2017年8月27日日曜日

ホラー映画一徹

まさにホラー映画にかけた人生だったとも言えるアメリカの映画監督トビー・フーパー氏が亡くなった、享年74とのこと。

その甚だしい理不尽さと無秩序さに戦慄した「悪魔にいけにえ」を映画館で観たのは小学生の頃だった、チケットを買う時に「誰もいないの? 1人で観るの?」とチケット売りのおばさんから念を押されて「はい」と答えた日が懐かしい。

それにしてもよくこの映画を年齢制限を設定せずに小学生鑑賞可にしたものだと思う、今の時代なら中学生からだろう。

画面いっぱいにアップで映し出された恐怖におののく女性の血走った目と絶叫に身が縮む思いをしたが、狂人から走って逃走する間でさえ長いこと叫び続ける女性に「よく息も切れずにそれだけ叫び続けることができるものだ」と妙な感心をしたものだ。

だが、前年の「エクソシスト」があまりにも強烈だったので楽しめはしたが印象としてはいまひとつだった。

次にこの監督の名を意識したのは高校3年生の時だったか「ポルターガイスト」という映画が公開された時である、異界の悪鬼がまずテレビを介して現世との繋がりを形成してしまうというシチュエーションが面白くて記憶に残っている映画だ、安モーテルで安眠を得る家族が室外にテレビを締め出してしまうラストもとても印象的。

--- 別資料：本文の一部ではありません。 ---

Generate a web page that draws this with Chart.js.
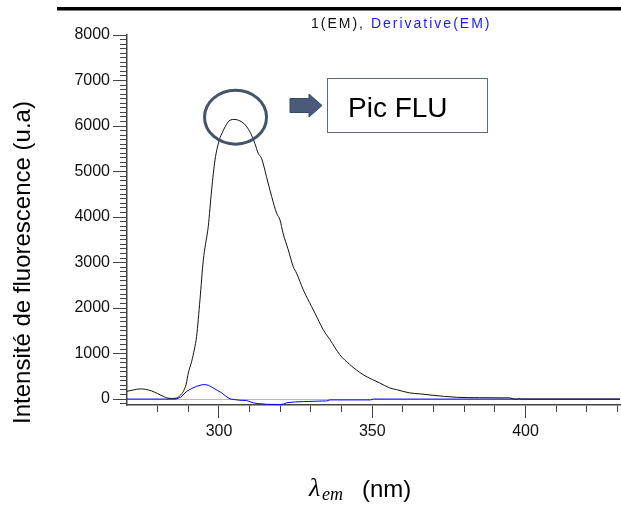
<!DOCTYPE html>
<html><head><meta charset="utf-8">
<script src="https://cdn.jsdelivr.net/npm/chart.js@4/dist/chart.umd.min.js"></script>
<style>html,body{margin:0;padding:0;background:#fff;overflow:hidden}canvas{display:block}</style>
</head><body>
<canvas id="c" width="621" height="506"></canvas>
<script>
// ---- data ----
const emWavelength = [270, 272, 274.3, 276, 278, 280, 282, 283, 284.5, 286, 287.5, 288.4, 289.3, 290, 291.1, 292, 292.7, 293.8, 294.9, 295.6, 296.5, 297.6, 298.7, 300.1, 301.2, 302, 303.6, 305.2, 306.8, 308.1, 310.1, 311.7, 312.8, 313.9, 315.5, 317.2, 318.8, 319.9, 320.9, 322.6, 324.2, 325.3, 327.5, 330.2, 331.3, 334, 336.2, 339.4, 342.7, 347, 350, 352.4, 355.7, 357.9, 362.2, 365.5, 369.8, 377.4, 385, 394.8, 396.4, 397.5, 398, 398.5, 410, 430.8];
const emIntensity  = [171, 200, 224, 215, 180, 120, 55, 26, 15, 20, 90, 171, 330, 575, 830, 1100, 1377, 2182, 3059, 3400, 3790, 4594, 5252, 5691, 5873, 5982, 6129, 6145, 6114, 6057, 5873, 5618, 5399, 5289, 4886, 4447, 4083, 3936, 3645, 3279, 2912, 2768, 2401, 2035, 1890, 1524, 1305, 976, 757, 537, 430, 355, 245, 208, 136, 115, 83, 40, 30, 26, 0, 0, 15, 0, 0, 0];

const derivWavelength = [270, 286, 287.5, 289.5, 291, 292.7, 294.5, 295.4, 296.5, 298.1, 299.5, 300.9, 302.3, 303.6, 305, 306.8, 309, 311.2, 313, 315.5, 319.9, 321, 322, 325, 327.5, 335.1, 336.2, 349.5, 350.3, 430.8];
const derivValue      = [0, 0, 40, 171, 230, 281, 315, 318, 305, 246, 190, 136, 60, 4, -10, -26, -30, -83, -100, -115, -120, -110, -83, -60, -55, -40, -18, -18, 0, 0];

const xTickLabels = [300, 350, 400];
const yTickLabels = [0, 1000, 2000, 3000, 4000, 5000, 6000, 7000, 8000];
const xMinorStep = 10;
const yMinorStep = 100;
const X_MIN = 270, X_MAX = 430.8, Y_MIN = -130, Y_MAX = 8000;

const yTitle = 'Intensité de fluorescence (u.a)';
const topTitleBlack = '1(EM), ';
const topTitleBlue = 'Derivative(EM)';
const boxText = 'Pic FLU';

const SANS = '"Liberation Sans", Arial, sans-serif';
const SERIF = '"Liberation Serif", "DejaVu Serif", serif';
const SLATE = '#44546a';
const AXIS = '#444';

function minorTicks(from, to, step) {
  const out = [];
  for (let v = from; v <= to + 1e-9; v += step) out.push({ value: v });
  return out;
}

const deco = {
  id: 'deco',
  afterDraw(chart) {
    const c = chart.ctx;
    const xs = chart.scales.x, ys = chart.scales.y;
    c.save();
    // top thick line
    c.fillStyle = '#000';
    c.fillRect(57, 7, 564, 3.5);

    // top title with letter spacing
    c.font = '14px ' + SANS;
    c.textBaseline = 'alphabetic'; c.textAlign = 'left';
    let tx = 311;
    const draw = (s, col) => {
      c.fillStyle = col;
      for (const ch of s) { c.fillText(ch, tx, 28); tx += c.measureText(ch).width + 2; }
    };
    draw(topTitleBlack, '#111');
    draw(topTitleBlue, '#1a1aff');

    // ellipse around the peak
    const ex = xs.getPixelForValue(305.4), ey = ys.getPixelForValue(6195);
    c.strokeStyle = SLATE; c.lineWidth = 3;
    c.beginPath(); c.ellipse(ex, ey, 31, 27, 0, 0, Math.PI * 2); c.stroke();

    // arrow
    c.fillStyle = '#4a5a78'; c.strokeStyle = '#2f4a6e'; c.lineWidth = 1;
    c.beginPath();
    c.moveTo(290, 98.5); c.lineTo(309, 98.5); c.lineTo(309, 94); c.lineTo(322, 105.5);
    c.lineTo(309, 117); c.lineTo(309, 112.5); c.lineTo(290, 112.5); c.closePath();
    c.fill(); c.stroke();

    // box
    c.fillStyle = '#fff'; c.fillRect(327.5, 78.5, 160, 54);
    c.strokeStyle = '#5a6a85'; c.lineWidth = 1;
    c.strokeRect(327.5, 78.5, 160, 54);
    c.fillStyle = '#000'; c.font = '28px ' + SANS;
    c.fillText(boxText, 348, 117);

    // y title
    c.save();
    c.translate(30, 262.5); c.rotate(-Math.PI / 2);
    c.font = '24px ' + SANS; c.textAlign = 'center'; c.fillStyle = '#000';
    c.fillText(yTitle, 0, 0);
    c.restore();

    // x title: lambda_em (nm)
    c.fillStyle = '#000'; c.textAlign = 'left';
    c.font = 'italic 26px ' + SERIF; c.fillText('λ', 309, 496);
    c.font = 'italic 18px ' + SERIF; c.fillText('em', 322, 500);
    c.font = '24px ' + SANS; c.fillText('(nm)', 362, 497);
    c.restore();
  }
};

const labelFont = { family: SANS, size: 16 };

new Chart(document.getElementById('c'), {
  type: 'line',
  data: {
    datasets: [
      { label: topTitleBlack, data: emWavelength.map((x, i) => ({ x, y: emIntensity[i] })),
        borderColor: '#111', borderWidth: 1, pointRadius: 0, cubicInterpolationMode: 'monotone', fill: false },
      { label: topTitleBlue, data: derivWavelength.map((x, i) => ({ x, y: derivValue[i] })),
        borderColor: '#0000ff', borderWidth: 1, pointRadius: 0, tension: 0, fill: false }
    ]
  },
  options: {
    responsive: false, animation: false, devicePixelRatio: 1,
    layout: { padding: { left: 0, top: 35, right: 1, bottom: 0 } },
    plugins: { legend: { display: false }, tooltip: { enabled: false }, title: { display: false } },
    scales: {
      // inner x axis: minor ticks every 10 nm
      x: {
        type: 'linear', position: 'bottom', weight: 0, min: X_MIN, max: X_MAX,
        afterBuildTicks: s => { s.ticks = minorTicks(280, X_MAX, xMinorStep); },
        afterFit: s => { s.height = 7; },
        grid: { drawOnChartArea: false, tickLength: 7, tickColor: AXIS, color: AXIS },
        border: { display: true, color: AXIS, width: 1.5 },
        ticks: { display: false }
      },
      // outer x axis: major ticks with labels
      xMajor: {
        type: 'linear', position: 'bottom', weight: 1, min: X_MIN, max: X_MAX,
        afterBuildTicks: s => { s.ticks = xTickLabels.map(v => ({ value: v })); },
        afterFit: s => { s.height = 94; },
        grid: { drawOnChartArea: false, tickLength: 6, tickColor: AXIS, color: AXIS },
        border: { display: false },
        ticks: { font: labelFont, color: '#111', padding: 4, maxRotation: 0, autoSkip: false,
                 callback: v => String(v) }
      },
      // inner y axis: minor ticks every 100
      y: {
        type: 'linear', position: 'left', weight: 0, min: Y_MIN, max: Y_MAX,
        afterBuildTicks: s => { s.ticks = minorTicks(-100, Y_MAX, yMinorStep); },
        afterFit: s => { s.width = 7; },
        grid: { color: c => (c.tick && c.tick.value === 0) ? '#b8b8b8' : 'rgba(0,0,0,0)',
                tickColor: AXIS, tickLength: 7, drawOnChartArea: true },
        border: { display: true, color: AXIS, width: 1.5 },
        ticks: { display: false }
      },
      // outer y axis: major ticks with labels
      yMajor: {
        type: 'linear', position: 'left', weight: 1, min: Y_MIN, max: Y_MAX,
        afterBuildTicks: s => { s.ticks = yTickLabels.map(v => ({ value: v })); },
        afterFit: s => { s.width = 120; },
        grid: { drawOnChartArea: false, tickColor: AXIS, tickLength: 7 },
        border: { display: false },
        ticks: { font: labelFont, color: '#111', padding: 3, autoSkip: false,
                 callback: v => String(v) }
      }
    }
  },
  plugins: [deco]
});
</script>
</body></html>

この監督の描くホラーは日本の怪談とは異なるテイストのようで、いや、どこか通じるものがあると思っている、近寄ってはいけないことを知らず、ついそこに居ただけで祟られてしまう祟り神の理不尽さを思い起こさせるのだ、そこに祟る理由など必要はない、居たから祟られたのだという理論である。

この映画監督による作品はそう多くない、私が観ていないか、内容すら知らぬ映画もある、それでいてホラーに理解のある映画監督が亡くなったことへの喪失感は大きい。

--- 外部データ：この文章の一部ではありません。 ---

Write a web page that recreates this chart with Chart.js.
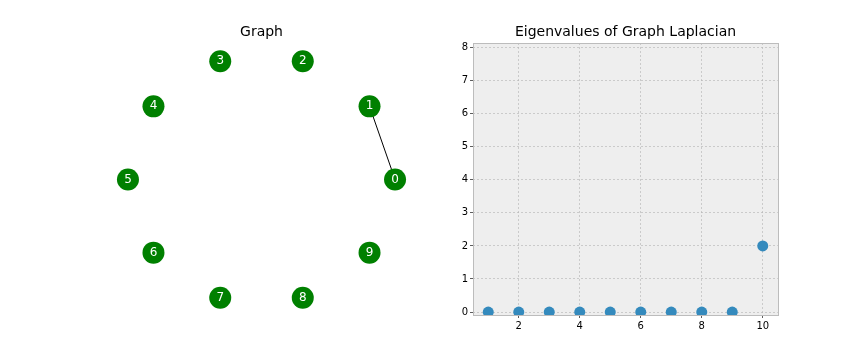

誰しもいつかは命が終わる、著名な人とてその区別はない、もちろん映画監督もそう、スタンリー・キューブリックが亡くなった時もそうだったがそういった訃報が届く度に寂しさに暮れるのだ。

命は尽きてしまったし、残した作品の評価はそれぞれだろうけれど、その作品自体はこの先もずっと残り続ける、いつしか予備知識なしで観た映画がとても面白く、誰の作品だろうと調べたそこにロビー・フーパーの名があるとするなら、氏もきっと喜んでくれるだろうと思う。